The above illustrates the definition of the transformer. Let’s look at the MatchCount class.

/**
 * MemoizedInteractionTransformation is a memoized BiFunction that takes shared and action object as input, and resturns
 * a value, in this case, a double. This can be a numerical feature, but also be used to calculate other features 
 * (like match_count_over_total).
 * @param <SHARED> The shared object type.
 * @param <ACTION> The action object type.
 * @param <T> The type of elements in the probe and gallery array.
 */
public class MatchCount<SHARED, ACTION, T> implements MemoizedInteractionTransformation<SHARED, ACTION, Double> {

    // The "probe" is generally the attribute of the action being considered
    private final Namespace probeId;
    // The "gallery" is generally the corresponding attribute of past user interactions, as an array 
    private final Namespace galleryId;

    public MatchCount(Namespace probeId, Namespace galleryId) {
        this.probeId = probeId;
        this.galleryId = galleryId;
    }

    /**
     * This is called by the framework, to obtain the result.
     * @param memoizedInteraction The is ultimately derived from the re-ranking request, and has the context to perform memoization.
     * @return The count of matches between the probe and gallery elements.
     */
    @Override
    public Double apply(MemoizedInteraction<SHARED, ACTION> memoizedInteraction) {
        T probe = memoizedInteraction.computeIfAbsent(probeId);
        T[] gallery = memoizedInteraction.getShared().computeIfAbsent(galleryId);
        if (probe == null || gallery == null || gallery.length == 0) {
            // null is used to indicate missing features (or missing values)
            return null;
        }

        return matchCount(probe, gallery);
    }

    private Double matchCount(T probe, T[] gallery) {
        int count = 0;
        for (T g : gallery) {
            if (probe.equals(g)) {
                count++;
            }
        }
        return (double) count;
    }
}

A similar code in python would look like this (although the java version above has more generalizations):

df = pd.DataFrame({
    'action_sku_brand': ['BrandA', 'BrandB', 'BrandC', 'BrandD', 'BrandE'],
    'added_to_cart_brand': [['BrandA', 'BrandE', 'BrandA'], ['BrandB', 'BrandC'], ['BrandG', 'BrandH'], ['BrandD'], ['BrandX']],
    'clicked_brand': [['BrandE', 'BrandF'], ['BrandB', 'BrandB'], ['BrandC', 'BrandG'], [], ['BrandE', 'BrandZ']],
    'ordered_brand': [['BrandA'], [], ['BrandC'], ['BrandD'], ['BrandE']]
})

# Parameterized function to count matches
def count_brand_matches(df, action_col, gallery_col, new_col_name):
    def count_matches(row):
        action_brand = row[action_col]
        gallery_brands = row[gallery_col]
        return gallery_brands.count(action_brand)
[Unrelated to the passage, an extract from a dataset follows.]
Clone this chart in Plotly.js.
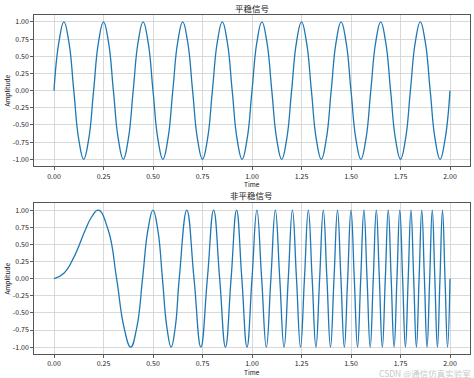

    df[new_col_name] = df.apply(count_matches, axis=1)

# Compute match counts for different user behaviors
count_brand_matches(df, 'action_sku_brand', 'added_to_cart_brand', 'add2cart_brand_match_count')
count_brand_matches(df, 'action_sku_brand', 'clicked_brand', 'click_brand_match_count')
count_brand_matches(df, 'action_sku_brand', 'ordered_brand', 'order_brand_match_count')

print(df)

Let’s also look at some of the Namespace Enums

public enum SkuAttribute implements Namespace {
    brand(
        action -> action.getBrand()
    ),
    category(
        action -> action.getCategory()
    );

    // This is where we store the extractor function
    // In this case we always extract a String, but you can mix output types as well
    private final MemoizedActionTransformation<Ad, String> extractFromAction;

    SkuAttribute(MemoizedActionTransformation<Ad, String> extractor) {
        this.extractFromAction = extractor;
    }

    // This function can be used in a loop to register the extractor for this enum value
    public MemoizedActionTransformation<Ad, String> getExtractor() {
        return this.extractFromAction;
    }
}

Common mistakes

• Mutating the shared or action objects, or the calculation result for a Namespace: These objects are shared across threads and actions in unpredictable order, and hence, must not be mutated. Especially be careful if the values are collections or arrays etc. If you need to mutate them, you must make a copy of them first.
• Implementing your own caching: Hotvect automatically stores the calculation result in a variable for caching, so you don’t need to do things like if (this.result == null) this.result = calculate().
• Having unnecessary intermediate columns (namespaces): While namespaces (columns) are meant to be cheap, they are still a lot slower than native method dispatch. Hence, use them if you need to hold a feature, or if you need to reuse a calculation. It’s ok to use columns for convenience, but if you can avoid it, it makes it more performant.
• Using Streams: Believe it or not, Java’s Stream are generally a lot slower than a simple loop. Unless you are crunching a very large stream, avoid them (especially the parallel stream).
• Turning on caching blindly (on action and interaction transformations): Caching is only beneficial if the computation is sufficiently heavy. When the calculation is too light, it can be detrimental to performance. Therefore, only turn on caching if you confirmed the performance gain of doing so.
• Not caching namespace objects: Obtaining the namespace object at inference time is expensive and even unsafe, as the CompoundNamespace class is not thread-safe. Always obtain the namespace object at the time the transformer is being created, and store them into a field for further use.
• Avoiding compound namespaces: There is no performance gain for using a enum based namespace over a compound namespace, because the underlying map is an IdentityHashMap.
• Looking for ways to configure the thread pool used for parallelization: Don’t bother, it’s not worth it.

Tricks and tips

Use “plain” namespaces to make feature names clearer

A namespace doesn’t always have to have a function associated with it. You can also have a namespace that is only used as a prefix or suffix (or in the middle section, for that matter). For example, if you prefer the name “candidate_brand” instead of just “brand” for the brand feature of the candidate SKU above, you could just do:

FeatureNamdspace ns = CompoundNamespace.getFeatureNamespace(CatBoostFeatureType.CATEGORICAL, FeaturePrefix.candidate, SkuAttribute.brand);
builder.withActionTransformation(ns, new BrandExtractor());

Instead of:

builder.withActionTransformation(SkuAttribute.brand, new BrandExtractor());

And your feature will have the name candidate_brand instead of brand. As described above, as long as you obtain the namespace objects at the time of building the transformer and store them into fields, there is no performance impact of using more namespace segments.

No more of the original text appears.